The first time around the experiment took maybe and hour or two to set up but in subsequent experiments we needed significantly less than an hour.
This means you can test all of your new content in this way and get much more out of your content marketing investment!
What about the cost?
You will not believe how cheap it was to run each of our headline experiments! The most expensive experiment of the four we report here was 27 € (about $29) in Facebook Ad Spend. The ones where the difference in performance between the two headlines was greater took shorter and spent just a little over 10 €!!!
More than CTR
To compare the attractiveness of headline variations we simply need to add up ad performance data.

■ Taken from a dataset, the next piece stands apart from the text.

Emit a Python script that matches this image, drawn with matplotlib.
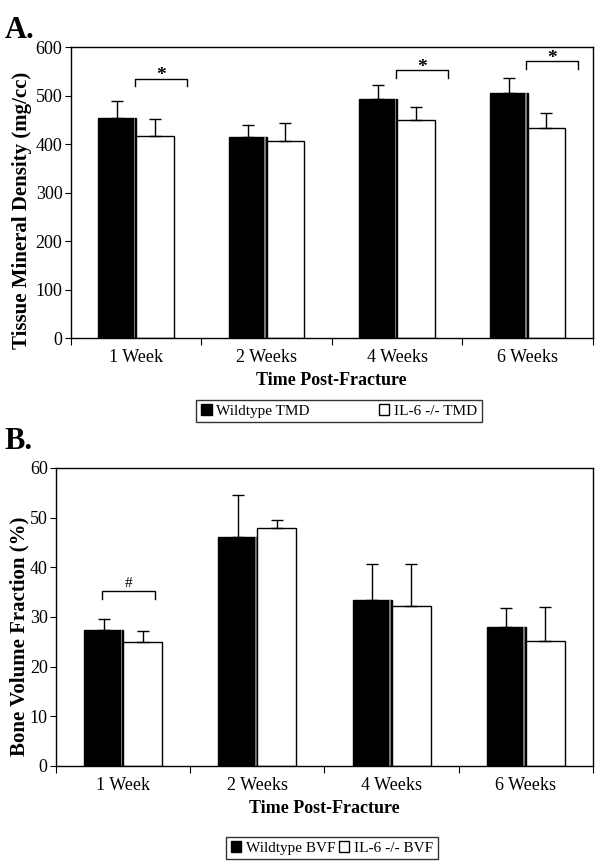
import numpy as np
import matplotlib.pyplot as plt
from matplotlib.patches import Patch

plt.rcParams['font.family'] = ['Liberation Serif', 'DejaVu Serif']

weeks = ['1 Week', '2 Weeks', '4 Weeks', '6 Weeks']

# Panel A: tissue mineral density (mg/cc)
tmd_wt = [453, 415, 493, 505]
tmd_wt_err = [35, 25, 28, 31]
tmd_ko = [417, 406, 450, 433]
tmd_ko_err = [35, 38, 27, 32]
tmd_sig = [0, 2, 3]          # groups marked with *
tmd_sig_y = [535, 553, 571]

# Panel B: bone volume fraction (%)
bvf_wt = [27.4, 46.2, 33.5, 28.0]
bvf_wt_err = [2.1, 8.3, 7.2, 3.8]
bvf_ko = [24.9, 47.9, 32.2, 25.1]
bvf_ko_err = [2.2, 1.7, 8.4, 7.0]
bvf_sig = [0]                # groups marked with #
bvf_sig_y = [35.3]

x = np.arange(len(weeks))
w = 0.29

fig = plt.figure(figsize=(6, 8.65), dpi=100)
axA = fig.add_axes([0.118, 0.6092, 0.870, 0.3364])
axB = fig.add_axes([0.0933, 0.1145, 0.895, 0.3445])


def draw(ax, wt, wt_err, ko, ko_err, ymax, yticks, ylabel, label_x, label_y):
    ax.bar(x - w / 2, wt, w, color='black', edgecolor='black', lw=1,
           yerr=[np.zeros(len(wt)), wt_err], capsize=4,
           error_kw=dict(ecolor='black', elinewidth=1, capthick=1))
    # thin grey shading on the right edge of the black bars
    ax.bar(x - 0.012, wt, 0.012, color='#777777', lw=0)
    ax.bar(x + w / 2, ko, w, color='white', edgecolor='black', lw=1,
           yerr=[np.zeros(len(ko)), ko_err], capsize=4,
           error_kw=dict(ecolor='black', elinewidth=1, capthick=1))
    ax.set_xlim(-0.5, len(weeks) - 0.5)
    ax.set_ylim(0, ymax)
    ax.set_yticks(yticks)
    ax.set_xticks(np.arange(len(weeks) + 1) - 0.5)
    ax.set_xticklabels([])
    ax.set_xticks(x, minor=True)
    ax.set_xticklabels(weeks, minor=True, fontsize=13)
    ax.tick_params(axis='x', which='minor', length=0, pad=8)
    ax.tick_params(axis='x', which='major', length=5, direction='out')
    ax.tick_params(axis='y', labelsize=13, length=4, direction='out', pad=2)
    ax.set_ylabel(ylabel, fontsize=15, fontweight='bold')
    ax.yaxis.set_label_coords(label_x, label_y)
    ax.set_xlabel('Time Post-Fracture', fontsize=13, fontweight='bold', labelpad=4)
    for s in ax.spines.values():
        s.set_linewidth(1)


draw(axA, tmd_wt, tmd_wt_err, tmd_ko, tmd_ko_err, 600, range(0, 601, 100),
     'Tissue Mineral Density (mg/cc)', -0.075, 0.44)
draw(axB, bvf_wt, bvf_wt_err, bvf_ko, bvf_ko_err, 60, range(0, 61, 10),
     'Bone Volume Fraction (%)', -0.05, 0.436)

# significance brackets
for g, yb in zip(tmd_sig, tmd_sig_y):
    x0, x1 = g - 0.01, g + 0.39
    axA.plot([x0, x0, x1, x1], [yb - 16, yb, yb, yb - 16], color='black', lw=1)
    axA.text((x0 + x1) / 2, yb - 12, '*', ha='center', va='bottom', fontsize=14, fontweight='bold')
for g, yb in zip(bvf_sig, bvf_sig_y):
    x0, x1 = g - 0.157, g + 0.234
    axB.plot([x0, x0, x1, x1], [yb - 1.7, yb, yb, yb - 1.7], color='black', lw=1)
    axB.text((x0 + x1) / 2, yb + 0.1, '#', ha='center', va='bottom', fontsize=11)

fig.text(0.008, 0.965, 'A.', fontsize=22, fontweight='bold', va='center')
fig.text(0.008, 0.49, 'B.', fontsize=22, fontweight='bold', va='center')

# legends
hA = [Patch(facecolor='black', edgecolor='black'), Patch(facecolor='white', edgecolor='black')]
legA = fig.legend(hA, ['Wildtype TMD', 'IL-6 -/- TMD'], loc='center', ncol=2,
                  bbox_to_anchor=(0.565, 1 - 411 / 865), fontsize=11, frameon=True,
                  fancybox=False, edgecolor='black', handlelength=0.7, handleheight=0.7,
                  handletextpad=0.3, columnspacing=4.5, borderpad=0.3)
legA.get_frame().set_linewidth(1)
legB = fig.legend(hA, ['Wildtype BVF', 'IL-6 -/- BVF'], loc='center', ncol=2,
                  bbox_to_anchor=(0.553, 1 - 848 / 865), fontsize=11, frameon=True,
                  fancybox=False, edgecolor='black', handlelength=0.7, handleheight=0.7,
                  handletextpad=0.3, columnspacing=0.2, borderpad=0.3)
legB.get_frame().set_linewidth(1)

fig.savefig('out.png', dpi=100)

With a few extra steps we can gather more useful insights.
During the A/B test we tagged the two variations with unique UTM_campaign parameters. Based on the parameter we then served the visitor the same headline on our website that they saw in the Facebook ad they clicked on – variation A or B (this required a minor manual change in our WordPress template but we plan to design a plugin to make the headline management even easier). After reaching a conclusive test result we simply changed the headline to the one that performed better.

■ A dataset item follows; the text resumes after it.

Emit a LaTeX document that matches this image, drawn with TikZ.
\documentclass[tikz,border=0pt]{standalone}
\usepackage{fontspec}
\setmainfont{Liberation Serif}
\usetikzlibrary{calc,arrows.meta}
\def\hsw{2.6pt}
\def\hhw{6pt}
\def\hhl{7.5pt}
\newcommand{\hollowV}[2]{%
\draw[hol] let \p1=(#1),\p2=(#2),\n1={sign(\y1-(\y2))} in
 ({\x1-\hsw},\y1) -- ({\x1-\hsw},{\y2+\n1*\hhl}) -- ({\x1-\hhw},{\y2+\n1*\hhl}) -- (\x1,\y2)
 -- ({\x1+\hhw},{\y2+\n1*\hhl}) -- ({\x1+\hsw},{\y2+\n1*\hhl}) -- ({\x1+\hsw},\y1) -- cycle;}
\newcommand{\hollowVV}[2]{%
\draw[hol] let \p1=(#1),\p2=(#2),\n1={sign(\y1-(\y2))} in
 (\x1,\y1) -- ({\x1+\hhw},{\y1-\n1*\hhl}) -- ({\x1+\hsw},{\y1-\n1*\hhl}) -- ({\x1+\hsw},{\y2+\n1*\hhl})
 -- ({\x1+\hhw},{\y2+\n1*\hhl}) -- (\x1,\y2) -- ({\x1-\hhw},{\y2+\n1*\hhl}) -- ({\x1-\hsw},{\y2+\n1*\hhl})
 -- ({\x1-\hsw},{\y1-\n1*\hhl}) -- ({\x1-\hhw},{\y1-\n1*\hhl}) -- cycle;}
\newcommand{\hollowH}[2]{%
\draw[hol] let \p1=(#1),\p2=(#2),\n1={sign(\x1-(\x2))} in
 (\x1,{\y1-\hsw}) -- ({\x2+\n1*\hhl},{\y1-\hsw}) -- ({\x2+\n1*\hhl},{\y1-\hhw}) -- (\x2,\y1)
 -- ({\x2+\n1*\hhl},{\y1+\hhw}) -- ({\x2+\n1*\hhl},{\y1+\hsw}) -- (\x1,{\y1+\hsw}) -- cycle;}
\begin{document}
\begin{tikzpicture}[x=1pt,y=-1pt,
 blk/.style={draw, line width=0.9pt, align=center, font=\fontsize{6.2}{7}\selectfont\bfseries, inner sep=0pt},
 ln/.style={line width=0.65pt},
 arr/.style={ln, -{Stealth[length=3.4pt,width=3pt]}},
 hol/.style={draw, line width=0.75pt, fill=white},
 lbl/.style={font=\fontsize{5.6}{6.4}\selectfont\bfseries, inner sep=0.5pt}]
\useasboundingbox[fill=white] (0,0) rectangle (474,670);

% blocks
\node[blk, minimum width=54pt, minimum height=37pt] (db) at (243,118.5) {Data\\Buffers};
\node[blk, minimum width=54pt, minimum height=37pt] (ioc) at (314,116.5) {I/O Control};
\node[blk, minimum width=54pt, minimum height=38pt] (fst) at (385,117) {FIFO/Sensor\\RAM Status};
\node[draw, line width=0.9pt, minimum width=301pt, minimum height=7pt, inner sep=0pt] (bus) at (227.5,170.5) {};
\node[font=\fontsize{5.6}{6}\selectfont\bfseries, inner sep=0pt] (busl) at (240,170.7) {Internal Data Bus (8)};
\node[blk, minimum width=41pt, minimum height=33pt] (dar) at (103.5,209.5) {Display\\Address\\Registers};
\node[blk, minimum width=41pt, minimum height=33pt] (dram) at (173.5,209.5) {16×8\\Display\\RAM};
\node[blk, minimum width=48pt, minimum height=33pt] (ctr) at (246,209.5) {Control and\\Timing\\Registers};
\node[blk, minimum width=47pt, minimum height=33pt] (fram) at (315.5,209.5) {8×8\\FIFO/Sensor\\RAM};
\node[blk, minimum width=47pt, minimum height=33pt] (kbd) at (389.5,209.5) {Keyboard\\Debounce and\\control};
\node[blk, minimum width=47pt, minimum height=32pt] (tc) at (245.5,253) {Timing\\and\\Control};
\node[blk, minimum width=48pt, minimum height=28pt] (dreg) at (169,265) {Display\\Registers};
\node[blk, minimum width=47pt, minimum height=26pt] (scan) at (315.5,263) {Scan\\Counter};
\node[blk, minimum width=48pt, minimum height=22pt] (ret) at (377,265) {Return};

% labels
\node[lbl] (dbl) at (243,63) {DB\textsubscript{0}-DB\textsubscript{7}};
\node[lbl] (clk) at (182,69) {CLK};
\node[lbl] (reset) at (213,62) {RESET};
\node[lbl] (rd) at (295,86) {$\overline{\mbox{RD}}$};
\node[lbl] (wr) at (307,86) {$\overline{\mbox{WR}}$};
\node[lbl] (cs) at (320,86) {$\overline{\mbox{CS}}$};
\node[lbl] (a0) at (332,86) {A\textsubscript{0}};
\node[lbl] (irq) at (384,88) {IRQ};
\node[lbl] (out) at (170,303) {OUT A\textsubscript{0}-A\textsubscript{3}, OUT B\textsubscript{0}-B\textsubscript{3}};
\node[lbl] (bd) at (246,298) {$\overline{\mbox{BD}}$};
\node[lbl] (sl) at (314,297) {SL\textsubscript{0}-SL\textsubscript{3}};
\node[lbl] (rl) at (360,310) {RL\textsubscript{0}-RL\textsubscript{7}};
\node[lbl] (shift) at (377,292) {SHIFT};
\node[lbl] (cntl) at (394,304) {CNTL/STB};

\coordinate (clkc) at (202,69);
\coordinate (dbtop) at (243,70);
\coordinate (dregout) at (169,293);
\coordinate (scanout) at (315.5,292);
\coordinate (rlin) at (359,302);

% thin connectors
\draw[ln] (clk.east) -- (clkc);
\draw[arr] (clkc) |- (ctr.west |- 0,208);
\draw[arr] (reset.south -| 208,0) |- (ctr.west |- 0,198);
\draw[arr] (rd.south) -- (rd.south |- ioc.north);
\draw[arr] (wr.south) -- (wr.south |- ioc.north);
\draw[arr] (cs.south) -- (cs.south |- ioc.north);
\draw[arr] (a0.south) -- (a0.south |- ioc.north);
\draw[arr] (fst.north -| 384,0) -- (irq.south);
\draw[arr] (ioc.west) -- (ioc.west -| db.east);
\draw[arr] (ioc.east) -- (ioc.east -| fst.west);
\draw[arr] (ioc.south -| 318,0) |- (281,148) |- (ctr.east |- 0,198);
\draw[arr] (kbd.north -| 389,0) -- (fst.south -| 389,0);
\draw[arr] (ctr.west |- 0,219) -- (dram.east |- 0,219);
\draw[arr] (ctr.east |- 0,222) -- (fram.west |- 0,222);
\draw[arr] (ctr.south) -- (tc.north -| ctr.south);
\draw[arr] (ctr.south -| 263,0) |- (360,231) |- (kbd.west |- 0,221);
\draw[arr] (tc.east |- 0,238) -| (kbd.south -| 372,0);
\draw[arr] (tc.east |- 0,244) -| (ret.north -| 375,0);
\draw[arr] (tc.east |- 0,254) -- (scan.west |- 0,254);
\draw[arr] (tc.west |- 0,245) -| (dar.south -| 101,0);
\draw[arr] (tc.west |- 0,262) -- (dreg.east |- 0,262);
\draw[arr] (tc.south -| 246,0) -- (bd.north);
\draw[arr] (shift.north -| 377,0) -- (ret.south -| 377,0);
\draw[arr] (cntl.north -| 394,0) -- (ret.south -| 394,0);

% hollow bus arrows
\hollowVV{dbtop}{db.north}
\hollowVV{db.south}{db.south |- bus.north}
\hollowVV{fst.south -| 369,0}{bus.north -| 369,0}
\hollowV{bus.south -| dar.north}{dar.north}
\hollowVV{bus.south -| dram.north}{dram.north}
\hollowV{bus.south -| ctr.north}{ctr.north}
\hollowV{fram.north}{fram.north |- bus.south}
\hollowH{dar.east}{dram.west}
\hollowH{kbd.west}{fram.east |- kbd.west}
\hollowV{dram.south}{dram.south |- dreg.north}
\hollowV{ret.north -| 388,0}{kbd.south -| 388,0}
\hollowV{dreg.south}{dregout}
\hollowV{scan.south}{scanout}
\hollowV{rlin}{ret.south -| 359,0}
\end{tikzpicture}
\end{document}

This unique parameter allows us two compare in Google Analytics how the two groups behaved on the web – time on site, bounce rate or pageviews per session.
These data helps us make sure that ads with one of the headlines do not bring inferior quality traffic. Otherwise, you could end up with a headline that brings the clicks but sets expectations that the content fails to meet!
So how about you? Do you test your content headlines? Will you try it now?